◆ **What is required**:
Copy each line below that includes "this".

◆ **Supplied material**:
-=-=-=-=-
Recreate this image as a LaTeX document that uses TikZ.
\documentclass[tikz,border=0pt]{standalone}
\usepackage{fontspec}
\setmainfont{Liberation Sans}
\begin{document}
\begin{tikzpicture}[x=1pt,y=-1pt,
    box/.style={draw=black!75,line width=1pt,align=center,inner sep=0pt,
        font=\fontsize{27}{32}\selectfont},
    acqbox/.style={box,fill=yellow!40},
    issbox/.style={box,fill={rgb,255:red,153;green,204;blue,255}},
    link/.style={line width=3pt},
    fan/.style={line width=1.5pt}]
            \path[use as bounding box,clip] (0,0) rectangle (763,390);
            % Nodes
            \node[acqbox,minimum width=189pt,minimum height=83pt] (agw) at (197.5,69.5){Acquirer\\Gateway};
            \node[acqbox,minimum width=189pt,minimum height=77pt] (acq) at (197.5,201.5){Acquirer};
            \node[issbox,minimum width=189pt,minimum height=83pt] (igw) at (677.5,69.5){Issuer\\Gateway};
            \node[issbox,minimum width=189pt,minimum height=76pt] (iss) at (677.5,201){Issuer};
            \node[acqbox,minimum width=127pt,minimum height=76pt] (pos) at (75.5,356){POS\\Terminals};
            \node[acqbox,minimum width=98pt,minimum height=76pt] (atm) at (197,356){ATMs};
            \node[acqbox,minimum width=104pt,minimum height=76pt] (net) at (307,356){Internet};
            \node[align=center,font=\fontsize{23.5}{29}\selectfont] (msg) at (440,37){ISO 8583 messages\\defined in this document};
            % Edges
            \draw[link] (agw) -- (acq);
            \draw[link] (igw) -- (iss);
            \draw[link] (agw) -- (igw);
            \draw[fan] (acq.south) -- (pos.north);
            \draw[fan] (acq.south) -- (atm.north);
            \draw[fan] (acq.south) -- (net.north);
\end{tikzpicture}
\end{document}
-=-=-=-=-
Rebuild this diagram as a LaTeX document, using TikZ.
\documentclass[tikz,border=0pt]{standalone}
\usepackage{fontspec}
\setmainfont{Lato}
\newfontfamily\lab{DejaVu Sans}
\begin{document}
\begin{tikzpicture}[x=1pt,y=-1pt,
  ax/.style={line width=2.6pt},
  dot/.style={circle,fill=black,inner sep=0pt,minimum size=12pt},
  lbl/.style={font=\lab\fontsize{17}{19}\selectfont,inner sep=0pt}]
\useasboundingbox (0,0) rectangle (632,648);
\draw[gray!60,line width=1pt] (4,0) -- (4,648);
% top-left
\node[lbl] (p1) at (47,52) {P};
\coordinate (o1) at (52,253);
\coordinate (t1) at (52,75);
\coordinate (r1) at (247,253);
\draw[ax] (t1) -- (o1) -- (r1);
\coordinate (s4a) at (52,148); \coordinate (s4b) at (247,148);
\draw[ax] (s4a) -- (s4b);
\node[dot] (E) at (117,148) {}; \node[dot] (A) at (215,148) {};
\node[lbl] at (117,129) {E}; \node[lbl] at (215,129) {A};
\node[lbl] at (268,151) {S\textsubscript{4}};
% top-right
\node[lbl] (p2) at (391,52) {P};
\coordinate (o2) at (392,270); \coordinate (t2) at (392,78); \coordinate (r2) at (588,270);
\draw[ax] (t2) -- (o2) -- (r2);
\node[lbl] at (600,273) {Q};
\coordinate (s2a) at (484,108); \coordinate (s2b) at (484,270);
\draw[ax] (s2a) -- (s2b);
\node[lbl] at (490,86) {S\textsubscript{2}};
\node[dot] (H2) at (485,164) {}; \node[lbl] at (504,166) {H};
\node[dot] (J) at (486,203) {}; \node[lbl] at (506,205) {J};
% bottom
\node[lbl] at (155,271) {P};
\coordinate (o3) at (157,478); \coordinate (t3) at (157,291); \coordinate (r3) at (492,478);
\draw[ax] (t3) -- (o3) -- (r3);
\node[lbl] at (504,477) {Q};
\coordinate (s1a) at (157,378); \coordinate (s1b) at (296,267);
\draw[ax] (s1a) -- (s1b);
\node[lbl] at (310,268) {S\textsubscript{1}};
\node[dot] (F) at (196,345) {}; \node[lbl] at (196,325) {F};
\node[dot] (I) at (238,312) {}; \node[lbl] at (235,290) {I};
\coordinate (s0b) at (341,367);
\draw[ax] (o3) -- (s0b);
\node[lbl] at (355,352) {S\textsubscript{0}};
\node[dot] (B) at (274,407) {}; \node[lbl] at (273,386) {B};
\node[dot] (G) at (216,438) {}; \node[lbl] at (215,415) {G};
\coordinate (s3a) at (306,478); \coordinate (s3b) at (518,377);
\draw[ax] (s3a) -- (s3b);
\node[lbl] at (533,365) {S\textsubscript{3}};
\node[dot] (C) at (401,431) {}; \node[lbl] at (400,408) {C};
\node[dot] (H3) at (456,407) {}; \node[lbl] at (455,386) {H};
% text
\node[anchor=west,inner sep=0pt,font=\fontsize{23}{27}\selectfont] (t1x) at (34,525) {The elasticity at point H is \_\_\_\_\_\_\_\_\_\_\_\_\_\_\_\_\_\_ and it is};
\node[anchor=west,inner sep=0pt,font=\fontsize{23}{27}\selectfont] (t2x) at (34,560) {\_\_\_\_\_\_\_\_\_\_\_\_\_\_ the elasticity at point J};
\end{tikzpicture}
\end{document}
-=-=-=-=-
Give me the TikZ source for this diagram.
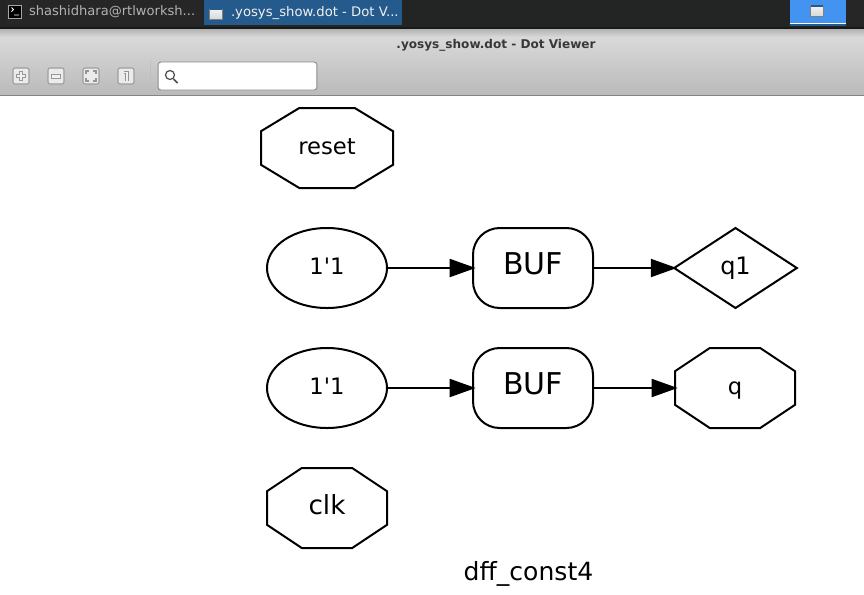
-=-=-=-=-
◆ **Exercise output**:
Recreate this image as a LaTeX document that uses TikZ.
            \node[align=center,font=\fontsize{23.5}{29}\selectfont] (msg) at (440,37){ISO 8583 messages\\defined in this document};
Rebuild this diagram as a LaTeX document, using TikZ.
Give me the TikZ source for this diagram.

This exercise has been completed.